Aos poucos, a boa fase do Tricolor acabou e os títulos não mais vieram. Em 2011, porém, ele mais uma vez entrou para a história. Desde o início do ano, crescia a expectativa pelo gol 100. Considerando os dois gols em amistosos não-oficiais, ele havia marcado 95 vezes no final de 2010. Os gols contra Mogi Mirim, Linense, Portuguesa e Paulista de Jundiaí no Paulistão, o levaram a 99.

Em 27 de março de 2011, São Paulo e Corinthians se enfrentaram em Barueri pelo Paulistão. O São Paulo vencia por 1 a 0, já no segundo tempo, quando surgiu uma falta na intermediária. A torcida pediu e lá foi ele, que havia vazado o Timão apenas duas vezes na carreira. Rogério partiu, bateu por cima da barreira e Julio César não alcançou. Era o gol 100 em cima da maior rival. Para quem insistia em dizer que era o 98, por conta dos dois em jogos não-oficiais, o centésimo veio em cima do Bahia, pelo Brasileirão, em 4 de agosto do mesmo ano.

Os últimos anos: crises, título internacional e anúncio da aposentadoria

A partir de 2010, o São Paulo voltou a se afastar da briga por títulos de grande expressão. Em 2010 e 2011, o máximo que o clube conseguiu foi chegar às semifinais da Libertadores, novamente eliminado pelo Inter. Em 2012, em mais um ano que não parecia ser dos mais promissores, o Tricolor engrenou na Copa Sul-Americana e foi campeão.

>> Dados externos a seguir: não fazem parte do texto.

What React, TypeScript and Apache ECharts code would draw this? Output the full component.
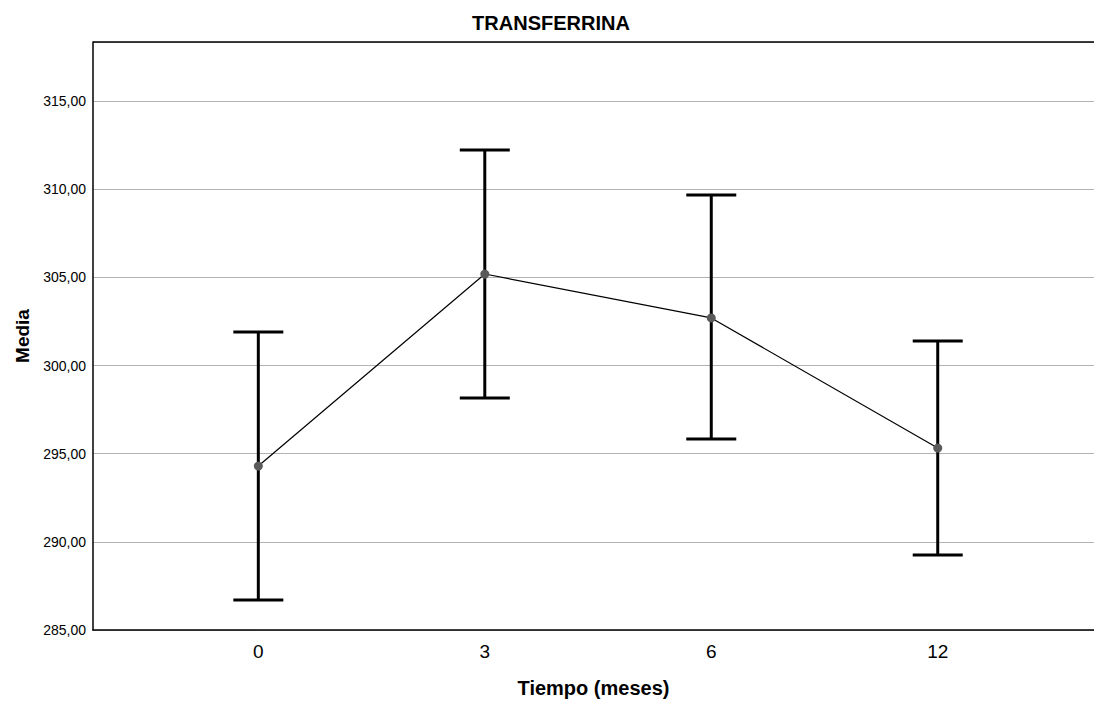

Nesse jogo, Rogério mais uma vez mostrou porque é tão ídolo. Era a despedida do garoto Lucas, craque do time na temporada e que havia sido vendido ao PSG. Na comemoração, após o anúncio do W.O. do Tigre-ARG, que não voltou para o segundo tempo alegando ter apanhado da PM que trabalhava no Estádio (o jogo estava 2 a 0 para o São Paulo e a ida havia sido 0 a 0), ele não titubeou: passou a faixa de capitão para Lucas e deu a ele a honra de levantar a taça.

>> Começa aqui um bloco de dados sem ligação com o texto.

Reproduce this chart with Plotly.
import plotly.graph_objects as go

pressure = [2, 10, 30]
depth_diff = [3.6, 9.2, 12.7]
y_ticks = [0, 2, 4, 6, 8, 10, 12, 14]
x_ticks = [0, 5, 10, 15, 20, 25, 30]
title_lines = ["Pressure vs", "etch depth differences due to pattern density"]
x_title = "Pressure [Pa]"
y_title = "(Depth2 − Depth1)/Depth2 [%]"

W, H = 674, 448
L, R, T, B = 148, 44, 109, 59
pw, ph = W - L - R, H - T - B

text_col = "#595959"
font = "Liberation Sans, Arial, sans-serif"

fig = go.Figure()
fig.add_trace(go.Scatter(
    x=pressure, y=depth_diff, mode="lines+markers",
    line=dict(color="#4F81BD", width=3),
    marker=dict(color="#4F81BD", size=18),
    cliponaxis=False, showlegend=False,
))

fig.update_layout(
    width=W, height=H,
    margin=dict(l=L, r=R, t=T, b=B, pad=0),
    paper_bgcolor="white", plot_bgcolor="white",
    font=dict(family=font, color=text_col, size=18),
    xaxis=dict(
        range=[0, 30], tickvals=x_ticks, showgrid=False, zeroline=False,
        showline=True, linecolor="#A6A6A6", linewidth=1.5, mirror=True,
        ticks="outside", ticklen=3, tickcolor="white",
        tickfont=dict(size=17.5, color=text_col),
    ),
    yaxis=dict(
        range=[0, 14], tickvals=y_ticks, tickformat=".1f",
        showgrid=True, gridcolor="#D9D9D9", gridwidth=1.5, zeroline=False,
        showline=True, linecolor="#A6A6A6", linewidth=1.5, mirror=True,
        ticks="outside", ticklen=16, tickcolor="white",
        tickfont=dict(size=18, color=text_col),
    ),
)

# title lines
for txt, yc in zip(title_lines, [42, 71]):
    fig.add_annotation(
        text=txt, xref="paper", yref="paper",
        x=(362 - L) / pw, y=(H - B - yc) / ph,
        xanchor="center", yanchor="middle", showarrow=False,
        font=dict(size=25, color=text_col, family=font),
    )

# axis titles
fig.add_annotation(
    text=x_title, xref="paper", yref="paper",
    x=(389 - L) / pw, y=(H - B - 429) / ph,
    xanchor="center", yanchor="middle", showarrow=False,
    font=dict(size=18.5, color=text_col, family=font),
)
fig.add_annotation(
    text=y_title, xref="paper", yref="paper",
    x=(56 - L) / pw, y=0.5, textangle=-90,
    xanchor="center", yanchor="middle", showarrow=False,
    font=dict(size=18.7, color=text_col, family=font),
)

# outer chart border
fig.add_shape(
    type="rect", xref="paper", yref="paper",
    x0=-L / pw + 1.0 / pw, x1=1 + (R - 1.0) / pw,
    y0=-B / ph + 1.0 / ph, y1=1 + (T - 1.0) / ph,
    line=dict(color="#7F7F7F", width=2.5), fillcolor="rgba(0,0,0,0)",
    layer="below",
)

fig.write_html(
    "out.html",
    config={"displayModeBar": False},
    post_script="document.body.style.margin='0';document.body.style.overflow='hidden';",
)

Em 2013, aconteceu de tudo. Após uma eliminação traumática nas oitavas de final da Libertadores, o clube chegou a ficar na lanterna do Brasileirão e Rogério, que não tinha um relacionamento dos melhores com Ney Franco, acompanhou a chegada de Muricy salvar o clube do rebaixamento.

Em 2014, outro ano que de altos e baixos, ele anunciou a aposentadoria ao final da temporada, pondo fim, assim, a sua trajetória no clube, que ainda pode ser coroada com um título Brasileiro - o Tricolor está atualmente na terceira posição -, ou da Sul-Americana, onde o time já está nas oitavas de final. Fora das quatro linhas, ele ainda é um dos líderes do Bom Senso FC, movimento de jogadores que cobra melhorias na estrutura do futebol brasileiro.